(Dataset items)
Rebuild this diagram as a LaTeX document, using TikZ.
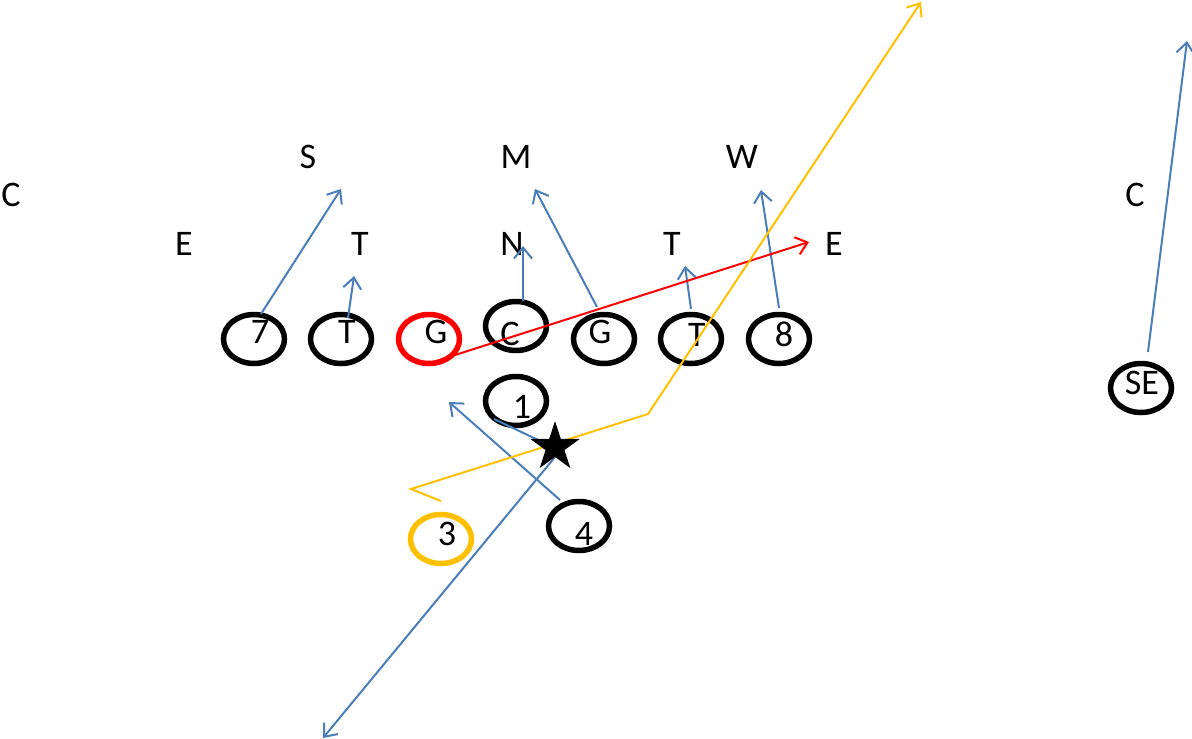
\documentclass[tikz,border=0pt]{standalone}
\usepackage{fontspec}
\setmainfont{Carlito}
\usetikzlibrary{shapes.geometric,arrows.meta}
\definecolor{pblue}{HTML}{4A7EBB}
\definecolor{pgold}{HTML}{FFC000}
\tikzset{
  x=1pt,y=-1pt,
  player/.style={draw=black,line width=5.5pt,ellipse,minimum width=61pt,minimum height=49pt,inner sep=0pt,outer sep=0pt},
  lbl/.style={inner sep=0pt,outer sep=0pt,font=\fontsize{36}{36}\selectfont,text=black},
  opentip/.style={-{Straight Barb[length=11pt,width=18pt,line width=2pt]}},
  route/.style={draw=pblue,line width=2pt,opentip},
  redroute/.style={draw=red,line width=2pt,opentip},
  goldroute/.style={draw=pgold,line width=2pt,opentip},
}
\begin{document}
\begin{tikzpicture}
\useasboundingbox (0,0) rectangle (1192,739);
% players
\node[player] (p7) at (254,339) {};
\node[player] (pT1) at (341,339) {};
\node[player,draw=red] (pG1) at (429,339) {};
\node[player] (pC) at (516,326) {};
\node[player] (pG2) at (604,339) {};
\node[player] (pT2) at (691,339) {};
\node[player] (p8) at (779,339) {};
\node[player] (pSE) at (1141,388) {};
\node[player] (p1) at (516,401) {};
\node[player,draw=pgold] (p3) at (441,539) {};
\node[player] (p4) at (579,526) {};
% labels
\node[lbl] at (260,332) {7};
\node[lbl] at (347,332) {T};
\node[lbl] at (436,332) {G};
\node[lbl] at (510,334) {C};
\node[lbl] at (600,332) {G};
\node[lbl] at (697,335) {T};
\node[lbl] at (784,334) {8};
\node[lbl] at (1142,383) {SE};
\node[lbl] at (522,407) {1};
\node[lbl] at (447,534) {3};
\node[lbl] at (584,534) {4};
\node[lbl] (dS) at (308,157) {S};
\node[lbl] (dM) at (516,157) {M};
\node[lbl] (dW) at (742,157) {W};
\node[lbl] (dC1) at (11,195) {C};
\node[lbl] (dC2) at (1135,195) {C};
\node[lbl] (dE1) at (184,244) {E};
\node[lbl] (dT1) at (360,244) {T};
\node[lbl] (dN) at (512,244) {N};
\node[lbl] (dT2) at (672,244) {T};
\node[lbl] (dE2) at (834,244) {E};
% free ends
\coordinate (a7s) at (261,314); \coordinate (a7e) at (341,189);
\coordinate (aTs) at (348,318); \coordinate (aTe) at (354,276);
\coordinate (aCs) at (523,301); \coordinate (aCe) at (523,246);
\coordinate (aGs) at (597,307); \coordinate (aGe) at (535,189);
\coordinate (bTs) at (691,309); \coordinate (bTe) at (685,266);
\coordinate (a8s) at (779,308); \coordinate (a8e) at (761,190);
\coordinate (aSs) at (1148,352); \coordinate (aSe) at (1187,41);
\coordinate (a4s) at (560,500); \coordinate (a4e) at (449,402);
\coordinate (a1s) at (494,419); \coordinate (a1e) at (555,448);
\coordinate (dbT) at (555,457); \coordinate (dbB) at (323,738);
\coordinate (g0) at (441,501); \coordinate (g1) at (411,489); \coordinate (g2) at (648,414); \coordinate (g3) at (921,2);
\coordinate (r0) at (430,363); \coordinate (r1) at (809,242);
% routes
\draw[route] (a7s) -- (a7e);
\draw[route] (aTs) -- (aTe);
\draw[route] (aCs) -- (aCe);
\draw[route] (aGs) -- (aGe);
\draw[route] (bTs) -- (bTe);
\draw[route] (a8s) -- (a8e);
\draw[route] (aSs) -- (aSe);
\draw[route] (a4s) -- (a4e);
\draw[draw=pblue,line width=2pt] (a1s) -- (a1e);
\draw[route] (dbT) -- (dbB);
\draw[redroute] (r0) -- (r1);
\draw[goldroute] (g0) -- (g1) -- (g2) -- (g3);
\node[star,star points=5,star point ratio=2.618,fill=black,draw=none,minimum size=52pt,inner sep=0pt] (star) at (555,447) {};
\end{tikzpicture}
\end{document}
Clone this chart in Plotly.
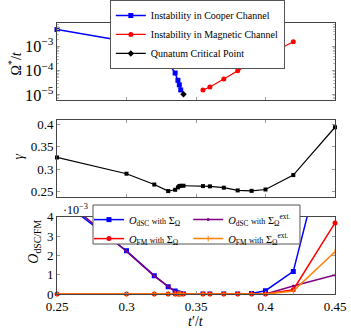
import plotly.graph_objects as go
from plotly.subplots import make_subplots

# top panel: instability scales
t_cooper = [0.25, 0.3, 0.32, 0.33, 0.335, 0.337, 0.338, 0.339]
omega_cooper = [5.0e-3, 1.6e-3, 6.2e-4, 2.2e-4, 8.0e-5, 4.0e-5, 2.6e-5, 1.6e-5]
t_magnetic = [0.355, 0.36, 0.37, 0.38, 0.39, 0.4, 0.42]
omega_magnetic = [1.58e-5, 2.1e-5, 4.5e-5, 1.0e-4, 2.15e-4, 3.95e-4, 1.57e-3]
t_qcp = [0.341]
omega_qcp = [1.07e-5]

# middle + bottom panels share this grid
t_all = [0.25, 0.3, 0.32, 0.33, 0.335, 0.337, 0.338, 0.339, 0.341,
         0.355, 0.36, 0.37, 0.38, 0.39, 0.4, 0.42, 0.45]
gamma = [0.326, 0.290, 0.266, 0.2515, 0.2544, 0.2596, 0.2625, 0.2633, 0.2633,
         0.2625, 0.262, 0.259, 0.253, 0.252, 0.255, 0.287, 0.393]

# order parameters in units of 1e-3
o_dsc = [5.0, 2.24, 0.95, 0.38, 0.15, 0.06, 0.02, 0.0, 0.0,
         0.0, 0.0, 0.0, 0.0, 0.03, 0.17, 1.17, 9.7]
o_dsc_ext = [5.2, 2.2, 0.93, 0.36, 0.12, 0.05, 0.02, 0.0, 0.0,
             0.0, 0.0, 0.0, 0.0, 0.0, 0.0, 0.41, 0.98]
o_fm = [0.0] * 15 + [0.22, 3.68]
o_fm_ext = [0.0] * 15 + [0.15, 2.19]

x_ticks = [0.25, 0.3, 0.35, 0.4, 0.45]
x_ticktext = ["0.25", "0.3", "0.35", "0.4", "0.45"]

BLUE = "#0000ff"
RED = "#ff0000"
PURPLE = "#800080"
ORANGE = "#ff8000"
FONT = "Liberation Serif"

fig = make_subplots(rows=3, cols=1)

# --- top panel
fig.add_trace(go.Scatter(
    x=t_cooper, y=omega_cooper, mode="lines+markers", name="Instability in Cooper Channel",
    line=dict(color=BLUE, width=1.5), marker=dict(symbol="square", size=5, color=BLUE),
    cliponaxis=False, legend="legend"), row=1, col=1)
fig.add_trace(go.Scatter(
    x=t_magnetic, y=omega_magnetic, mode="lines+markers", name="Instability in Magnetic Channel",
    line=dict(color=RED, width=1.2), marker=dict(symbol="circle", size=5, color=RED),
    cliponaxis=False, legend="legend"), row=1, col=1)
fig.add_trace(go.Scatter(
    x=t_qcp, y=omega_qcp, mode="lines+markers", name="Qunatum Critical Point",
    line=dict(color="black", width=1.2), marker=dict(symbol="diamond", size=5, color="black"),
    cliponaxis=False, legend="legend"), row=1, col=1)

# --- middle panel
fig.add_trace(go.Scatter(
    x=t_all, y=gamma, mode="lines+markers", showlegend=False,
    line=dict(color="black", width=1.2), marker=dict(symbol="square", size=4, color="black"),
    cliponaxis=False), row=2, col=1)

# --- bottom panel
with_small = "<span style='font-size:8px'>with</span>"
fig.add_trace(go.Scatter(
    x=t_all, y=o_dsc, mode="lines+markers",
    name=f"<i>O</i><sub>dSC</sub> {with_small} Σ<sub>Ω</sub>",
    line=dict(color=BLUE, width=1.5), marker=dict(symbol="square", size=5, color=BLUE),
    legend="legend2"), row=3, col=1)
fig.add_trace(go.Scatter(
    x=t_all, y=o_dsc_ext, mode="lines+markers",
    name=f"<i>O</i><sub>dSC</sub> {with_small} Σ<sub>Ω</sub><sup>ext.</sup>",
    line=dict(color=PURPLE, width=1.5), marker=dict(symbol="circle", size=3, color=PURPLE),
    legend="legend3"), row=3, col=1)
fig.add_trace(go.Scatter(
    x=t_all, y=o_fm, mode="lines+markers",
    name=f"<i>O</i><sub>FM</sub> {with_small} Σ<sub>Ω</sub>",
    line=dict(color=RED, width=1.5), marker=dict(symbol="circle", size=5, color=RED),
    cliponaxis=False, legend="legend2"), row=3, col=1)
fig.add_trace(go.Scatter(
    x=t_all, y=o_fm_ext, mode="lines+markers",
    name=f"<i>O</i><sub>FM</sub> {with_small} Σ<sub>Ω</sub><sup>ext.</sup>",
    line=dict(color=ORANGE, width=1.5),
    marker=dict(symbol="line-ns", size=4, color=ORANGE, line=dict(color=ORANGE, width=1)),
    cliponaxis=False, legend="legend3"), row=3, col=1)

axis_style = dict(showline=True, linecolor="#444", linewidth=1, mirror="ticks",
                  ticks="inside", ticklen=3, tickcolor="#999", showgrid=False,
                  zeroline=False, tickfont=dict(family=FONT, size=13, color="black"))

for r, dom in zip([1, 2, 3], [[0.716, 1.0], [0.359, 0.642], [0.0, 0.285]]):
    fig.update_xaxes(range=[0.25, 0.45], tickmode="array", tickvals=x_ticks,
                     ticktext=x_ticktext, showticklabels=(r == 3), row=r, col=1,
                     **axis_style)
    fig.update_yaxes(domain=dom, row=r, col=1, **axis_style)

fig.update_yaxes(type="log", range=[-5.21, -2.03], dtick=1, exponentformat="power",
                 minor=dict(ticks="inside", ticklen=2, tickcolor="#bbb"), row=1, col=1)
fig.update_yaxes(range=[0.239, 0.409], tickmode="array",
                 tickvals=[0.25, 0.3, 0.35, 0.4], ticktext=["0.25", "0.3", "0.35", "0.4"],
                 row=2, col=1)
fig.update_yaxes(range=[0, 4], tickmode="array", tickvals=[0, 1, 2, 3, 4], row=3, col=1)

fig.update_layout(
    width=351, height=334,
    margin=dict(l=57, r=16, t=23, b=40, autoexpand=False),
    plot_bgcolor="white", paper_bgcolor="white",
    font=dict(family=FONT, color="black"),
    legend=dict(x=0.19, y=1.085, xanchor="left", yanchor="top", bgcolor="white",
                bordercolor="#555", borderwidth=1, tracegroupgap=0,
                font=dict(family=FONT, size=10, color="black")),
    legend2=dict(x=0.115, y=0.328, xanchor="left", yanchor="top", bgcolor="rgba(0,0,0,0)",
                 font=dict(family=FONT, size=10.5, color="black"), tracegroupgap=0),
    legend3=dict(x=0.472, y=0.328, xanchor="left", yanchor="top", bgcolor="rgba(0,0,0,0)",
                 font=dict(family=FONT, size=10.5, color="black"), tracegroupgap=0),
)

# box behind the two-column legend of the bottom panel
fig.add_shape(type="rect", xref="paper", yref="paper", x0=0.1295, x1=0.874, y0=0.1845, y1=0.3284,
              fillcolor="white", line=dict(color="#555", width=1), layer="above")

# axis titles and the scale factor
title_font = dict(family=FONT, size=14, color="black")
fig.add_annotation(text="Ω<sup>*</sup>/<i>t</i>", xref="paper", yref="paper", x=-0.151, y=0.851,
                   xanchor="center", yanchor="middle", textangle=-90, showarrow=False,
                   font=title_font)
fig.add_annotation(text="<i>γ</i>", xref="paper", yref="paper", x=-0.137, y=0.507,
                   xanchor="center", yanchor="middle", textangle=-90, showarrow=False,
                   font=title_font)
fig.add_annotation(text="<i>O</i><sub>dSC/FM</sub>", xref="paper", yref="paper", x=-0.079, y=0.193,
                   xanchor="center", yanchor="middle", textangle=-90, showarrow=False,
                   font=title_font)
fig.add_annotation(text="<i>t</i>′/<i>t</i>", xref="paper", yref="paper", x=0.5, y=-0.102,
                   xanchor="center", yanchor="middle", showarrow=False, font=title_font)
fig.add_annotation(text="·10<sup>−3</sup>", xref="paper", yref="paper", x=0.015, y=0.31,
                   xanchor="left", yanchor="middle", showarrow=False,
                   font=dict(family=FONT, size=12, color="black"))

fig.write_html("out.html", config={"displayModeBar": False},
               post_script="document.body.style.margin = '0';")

The exercise: Write out exactly the lines from the one that has "Clone this chart in Plotly." down to the one that has "fig = make_subplots(rows=3, cols=1)", including both. Pictures stay out of the copy.

Result for this exercise:
Clone this chart in Plotly.
import plotly.graph_objects as go
from plotly.subplots import make_subplots

# top panel: instability scales
t_cooper = [0.25, 0.3, 0.32, 0.33, 0.335, 0.337, 0.338, 0.339]
omega_cooper = [5.0e-3, 1.6e-3, 6.2e-4, 2.2e-4, 8.0e-5, 4.0e-5, 2.6e-5, 1.6e-5]
t_magnetic = [0.355, 0.36, 0.37, 0.38, 0.39, 0.4, 0.42]
omega_magnetic = [1.58e-5, 2.1e-5, 4.5e-5, 1.0e-4, 2.15e-4, 3.95e-4, 1.57e-3]
t_qcp = [0.341]
omega_qcp = [1.07e-5]

# middle + bottom panels share this grid
t_all = [0.25, 0.3, 0.32, 0.33, 0.335, 0.337, 0.338, 0.339, 0.341,
         0.355, 0.36, 0.37, 0.38, 0.39, 0.4, 0.42, 0.45]
gamma = [0.326, 0.290, 0.266, 0.2515, 0.2544, 0.2596, 0.2625, 0.2633, 0.2633,
         0.2625, 0.262, 0.259, 0.253, 0.252, 0.255, 0.287, 0.393]

# order parameters in units of 1e-3
o_dsc = [5.0, 2.24, 0.95, 0.38, 0.15, 0.06, 0.02, 0.0, 0.0,
         0.0, 0.0, 0.0, 0.0, 0.03, 0.17, 1.17, 9.7]
o_dsc_ext = [5.2, 2.2, 0.93, 0.36, 0.12, 0.05, 0.02, 0.0, 0.0,
             0.0, 0.0, 0.0, 0.0, 0.0, 0.0, 0.41, 0.98]
o_fm = [0.0] * 15 + [0.22, 3.68]
o_fm_ext = [0.0] * 15 + [0.15, 2.19]

x_ticks = [0.25, 0.3, 0.35, 0.4, 0.45]
x_ticktext = ["0.25", "0.3", "0.35", "0.4", "0.45"]

BLUE = "#0000ff"
RED = "#ff0000"
PURPLE = "#800080"
ORANGE = "#ff8000"
FONT = "Liberation Serif"

fig = make_subplots(rows=3, cols=1)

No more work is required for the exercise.